Repeat exactly the lines from the line with "Write the Plotly code for this chart." to the line with "import plotly.graph_objects as go", including both, and leave out any pictures.

-- start of RECORD EXCERPTS --

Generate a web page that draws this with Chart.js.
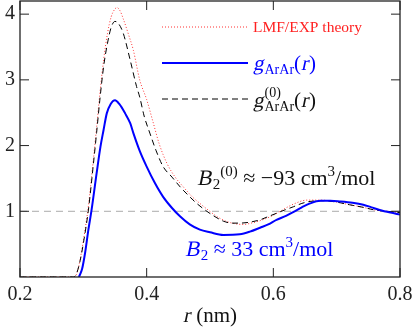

-- end of RECORD EXCERPTS --
-- start of RECORD EXCERPTS --

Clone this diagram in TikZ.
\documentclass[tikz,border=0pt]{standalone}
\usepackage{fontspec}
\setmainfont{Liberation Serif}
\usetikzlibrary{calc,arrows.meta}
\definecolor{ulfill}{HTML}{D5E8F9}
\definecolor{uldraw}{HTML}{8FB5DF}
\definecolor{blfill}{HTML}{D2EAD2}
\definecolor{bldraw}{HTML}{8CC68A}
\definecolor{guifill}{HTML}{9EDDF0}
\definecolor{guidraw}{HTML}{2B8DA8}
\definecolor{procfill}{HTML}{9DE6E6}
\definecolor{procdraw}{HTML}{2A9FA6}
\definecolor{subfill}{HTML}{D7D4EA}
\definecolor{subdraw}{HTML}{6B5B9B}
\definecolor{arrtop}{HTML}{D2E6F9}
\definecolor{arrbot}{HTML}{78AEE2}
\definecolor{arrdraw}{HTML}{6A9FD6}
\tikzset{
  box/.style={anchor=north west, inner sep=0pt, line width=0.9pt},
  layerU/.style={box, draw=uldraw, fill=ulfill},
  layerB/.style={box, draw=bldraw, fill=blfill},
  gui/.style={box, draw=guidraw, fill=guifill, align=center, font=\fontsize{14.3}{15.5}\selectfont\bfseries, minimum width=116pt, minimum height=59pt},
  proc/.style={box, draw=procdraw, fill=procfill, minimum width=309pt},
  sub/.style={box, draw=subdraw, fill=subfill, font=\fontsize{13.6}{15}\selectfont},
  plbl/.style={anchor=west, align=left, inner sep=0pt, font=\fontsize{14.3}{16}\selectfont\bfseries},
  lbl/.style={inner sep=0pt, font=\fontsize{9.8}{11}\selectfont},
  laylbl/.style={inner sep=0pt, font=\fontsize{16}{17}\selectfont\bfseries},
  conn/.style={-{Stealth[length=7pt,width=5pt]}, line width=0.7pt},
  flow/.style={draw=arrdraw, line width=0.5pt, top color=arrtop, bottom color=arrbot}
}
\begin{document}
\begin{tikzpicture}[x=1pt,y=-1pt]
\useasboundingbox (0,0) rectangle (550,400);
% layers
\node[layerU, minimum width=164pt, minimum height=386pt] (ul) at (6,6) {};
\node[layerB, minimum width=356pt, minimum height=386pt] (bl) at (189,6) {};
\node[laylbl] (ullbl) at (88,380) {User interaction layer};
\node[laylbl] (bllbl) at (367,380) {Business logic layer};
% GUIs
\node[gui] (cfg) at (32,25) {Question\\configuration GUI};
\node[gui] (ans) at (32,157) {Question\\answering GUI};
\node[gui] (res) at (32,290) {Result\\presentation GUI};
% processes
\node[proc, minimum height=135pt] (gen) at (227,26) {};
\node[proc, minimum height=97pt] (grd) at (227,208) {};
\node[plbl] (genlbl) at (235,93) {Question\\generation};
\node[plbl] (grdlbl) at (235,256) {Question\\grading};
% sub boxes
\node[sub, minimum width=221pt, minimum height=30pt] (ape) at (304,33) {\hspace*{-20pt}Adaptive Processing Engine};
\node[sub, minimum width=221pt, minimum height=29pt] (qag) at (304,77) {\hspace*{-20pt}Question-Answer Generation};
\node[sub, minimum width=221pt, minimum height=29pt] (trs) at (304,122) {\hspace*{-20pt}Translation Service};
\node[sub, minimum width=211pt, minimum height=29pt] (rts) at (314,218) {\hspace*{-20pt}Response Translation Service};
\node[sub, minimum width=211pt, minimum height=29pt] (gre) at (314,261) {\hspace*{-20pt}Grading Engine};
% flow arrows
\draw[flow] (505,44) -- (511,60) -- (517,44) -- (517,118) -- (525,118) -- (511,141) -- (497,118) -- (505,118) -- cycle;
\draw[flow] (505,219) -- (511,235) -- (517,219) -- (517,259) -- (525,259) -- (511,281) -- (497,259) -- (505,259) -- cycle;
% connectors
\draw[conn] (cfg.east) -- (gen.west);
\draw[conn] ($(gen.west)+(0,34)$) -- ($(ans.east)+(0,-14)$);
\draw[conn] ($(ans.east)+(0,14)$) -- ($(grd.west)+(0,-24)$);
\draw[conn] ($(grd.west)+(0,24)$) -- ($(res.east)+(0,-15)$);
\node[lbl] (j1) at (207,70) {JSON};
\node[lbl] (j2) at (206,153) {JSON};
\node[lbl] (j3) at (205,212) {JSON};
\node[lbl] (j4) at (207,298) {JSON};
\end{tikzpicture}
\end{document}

-- end of RECORD EXCERPTS --
-- start of RECORD EXCERPTS --

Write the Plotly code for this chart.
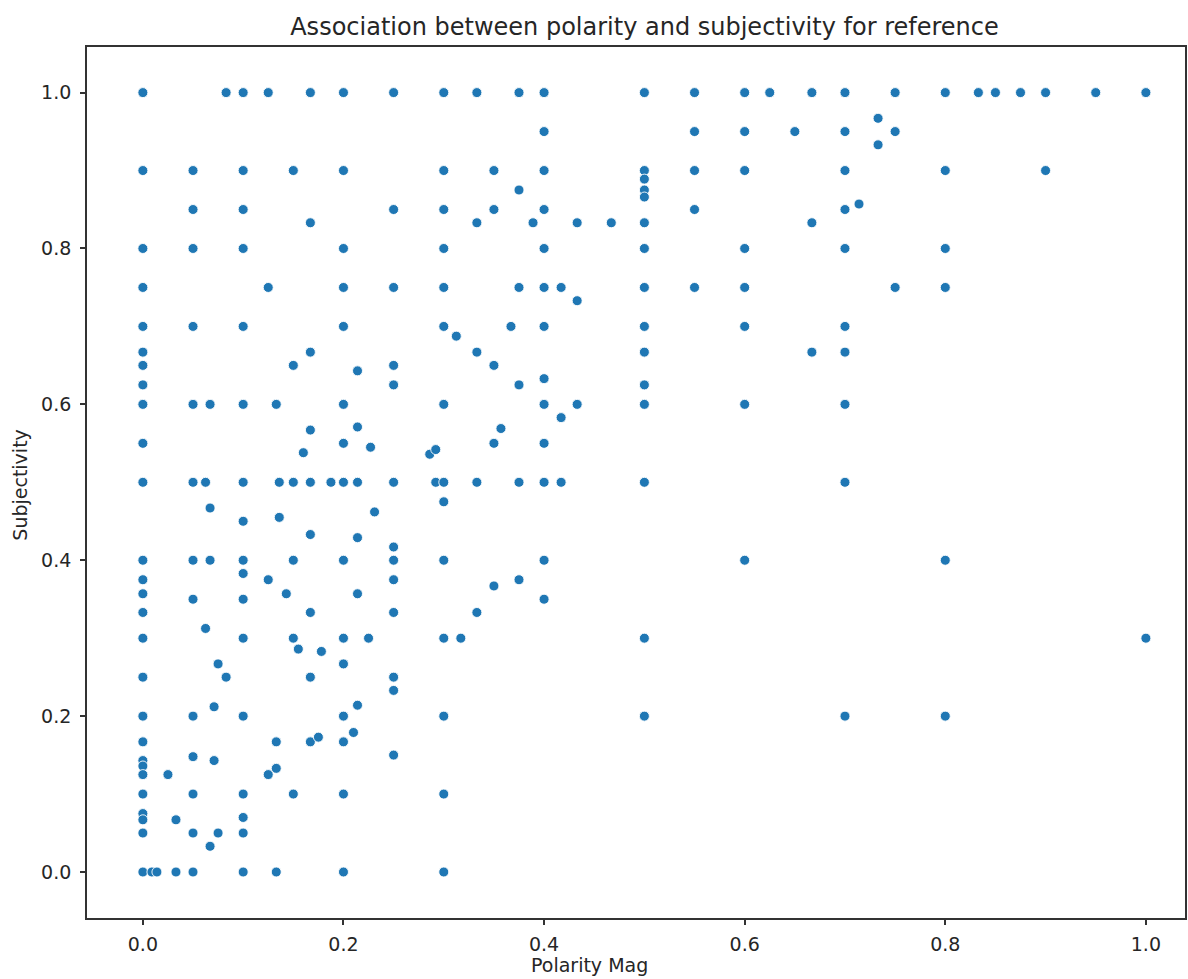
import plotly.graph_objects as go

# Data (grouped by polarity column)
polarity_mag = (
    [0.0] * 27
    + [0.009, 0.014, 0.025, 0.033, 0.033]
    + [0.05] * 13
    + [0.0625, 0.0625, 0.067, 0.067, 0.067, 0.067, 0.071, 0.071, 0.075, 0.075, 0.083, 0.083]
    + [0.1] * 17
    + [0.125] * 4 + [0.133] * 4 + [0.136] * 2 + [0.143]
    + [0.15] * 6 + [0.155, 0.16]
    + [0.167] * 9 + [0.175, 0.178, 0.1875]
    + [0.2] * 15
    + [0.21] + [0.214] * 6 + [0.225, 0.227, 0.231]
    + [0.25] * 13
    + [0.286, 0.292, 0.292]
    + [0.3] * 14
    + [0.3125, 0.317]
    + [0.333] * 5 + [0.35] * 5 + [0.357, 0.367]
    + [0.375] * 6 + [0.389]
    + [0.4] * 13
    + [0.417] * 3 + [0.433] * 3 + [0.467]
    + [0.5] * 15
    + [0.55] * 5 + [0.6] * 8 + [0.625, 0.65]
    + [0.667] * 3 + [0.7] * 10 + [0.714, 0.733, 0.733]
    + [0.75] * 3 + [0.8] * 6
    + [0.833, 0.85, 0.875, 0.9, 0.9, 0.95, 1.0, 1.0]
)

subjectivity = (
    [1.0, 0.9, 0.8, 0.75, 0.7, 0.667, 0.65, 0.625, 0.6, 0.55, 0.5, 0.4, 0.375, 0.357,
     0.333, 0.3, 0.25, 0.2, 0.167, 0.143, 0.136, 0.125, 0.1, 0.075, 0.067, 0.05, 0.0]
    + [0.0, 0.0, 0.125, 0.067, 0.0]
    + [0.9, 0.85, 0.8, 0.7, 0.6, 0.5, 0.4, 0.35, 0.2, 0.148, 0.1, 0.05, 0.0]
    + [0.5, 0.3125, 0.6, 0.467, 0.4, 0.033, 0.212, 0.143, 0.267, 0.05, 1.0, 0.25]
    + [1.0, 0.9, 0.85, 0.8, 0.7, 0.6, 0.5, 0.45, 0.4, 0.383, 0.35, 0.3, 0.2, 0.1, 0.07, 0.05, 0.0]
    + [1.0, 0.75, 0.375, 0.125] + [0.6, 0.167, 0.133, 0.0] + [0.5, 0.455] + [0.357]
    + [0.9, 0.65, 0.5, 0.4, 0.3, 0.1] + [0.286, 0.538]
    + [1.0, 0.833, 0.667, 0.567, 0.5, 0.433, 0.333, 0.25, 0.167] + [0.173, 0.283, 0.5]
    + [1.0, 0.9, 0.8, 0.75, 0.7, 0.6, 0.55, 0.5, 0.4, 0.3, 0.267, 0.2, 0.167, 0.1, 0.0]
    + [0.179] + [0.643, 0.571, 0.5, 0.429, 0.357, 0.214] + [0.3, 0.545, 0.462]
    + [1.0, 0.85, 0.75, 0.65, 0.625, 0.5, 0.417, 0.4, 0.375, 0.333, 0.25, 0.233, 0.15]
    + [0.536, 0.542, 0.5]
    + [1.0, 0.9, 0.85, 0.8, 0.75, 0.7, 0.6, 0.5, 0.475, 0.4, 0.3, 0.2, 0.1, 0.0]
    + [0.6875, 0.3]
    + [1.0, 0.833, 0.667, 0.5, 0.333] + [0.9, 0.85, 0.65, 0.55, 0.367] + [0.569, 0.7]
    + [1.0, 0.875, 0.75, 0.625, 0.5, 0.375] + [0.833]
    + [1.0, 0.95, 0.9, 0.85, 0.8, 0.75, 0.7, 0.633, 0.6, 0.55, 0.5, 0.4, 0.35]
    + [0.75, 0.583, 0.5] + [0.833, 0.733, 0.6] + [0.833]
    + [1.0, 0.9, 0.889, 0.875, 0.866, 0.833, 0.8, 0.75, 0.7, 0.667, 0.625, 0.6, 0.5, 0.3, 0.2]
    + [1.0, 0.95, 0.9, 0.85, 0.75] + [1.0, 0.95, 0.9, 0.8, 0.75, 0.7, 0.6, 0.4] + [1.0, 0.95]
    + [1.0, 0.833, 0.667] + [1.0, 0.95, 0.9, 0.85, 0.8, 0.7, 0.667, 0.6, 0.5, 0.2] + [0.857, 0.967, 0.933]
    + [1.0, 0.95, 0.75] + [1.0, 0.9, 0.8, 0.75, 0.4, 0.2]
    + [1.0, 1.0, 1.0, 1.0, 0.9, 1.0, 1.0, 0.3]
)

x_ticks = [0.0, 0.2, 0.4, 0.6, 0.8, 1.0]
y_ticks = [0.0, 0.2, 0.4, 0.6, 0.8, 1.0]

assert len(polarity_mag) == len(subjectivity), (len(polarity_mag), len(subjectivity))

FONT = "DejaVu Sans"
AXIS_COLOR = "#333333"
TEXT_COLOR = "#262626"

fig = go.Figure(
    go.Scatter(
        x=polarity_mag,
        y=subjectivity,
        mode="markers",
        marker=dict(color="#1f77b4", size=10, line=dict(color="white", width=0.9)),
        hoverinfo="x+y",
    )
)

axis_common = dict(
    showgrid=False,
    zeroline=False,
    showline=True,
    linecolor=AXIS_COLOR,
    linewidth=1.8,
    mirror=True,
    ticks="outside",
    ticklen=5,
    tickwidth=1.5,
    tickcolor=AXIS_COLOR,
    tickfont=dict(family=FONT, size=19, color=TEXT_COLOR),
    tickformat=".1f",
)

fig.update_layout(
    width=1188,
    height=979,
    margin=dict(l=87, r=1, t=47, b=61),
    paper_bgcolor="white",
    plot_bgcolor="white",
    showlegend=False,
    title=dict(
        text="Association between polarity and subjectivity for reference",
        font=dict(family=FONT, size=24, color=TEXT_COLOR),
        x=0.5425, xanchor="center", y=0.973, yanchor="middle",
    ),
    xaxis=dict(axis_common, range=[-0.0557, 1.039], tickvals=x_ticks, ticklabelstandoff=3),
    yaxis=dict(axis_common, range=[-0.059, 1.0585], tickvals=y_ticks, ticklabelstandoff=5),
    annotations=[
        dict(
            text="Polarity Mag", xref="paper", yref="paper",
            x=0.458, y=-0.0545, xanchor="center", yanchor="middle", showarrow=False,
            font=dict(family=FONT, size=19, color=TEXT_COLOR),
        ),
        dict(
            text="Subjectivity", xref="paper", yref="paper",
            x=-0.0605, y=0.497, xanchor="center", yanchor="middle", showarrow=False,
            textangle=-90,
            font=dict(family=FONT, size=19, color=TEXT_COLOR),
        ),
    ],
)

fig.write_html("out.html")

-- end of RECORD EXCERPTS --

§ **WRITTEN RESPONSE**
Write the Plotly code for this chart.
import plotly.graph_objects as go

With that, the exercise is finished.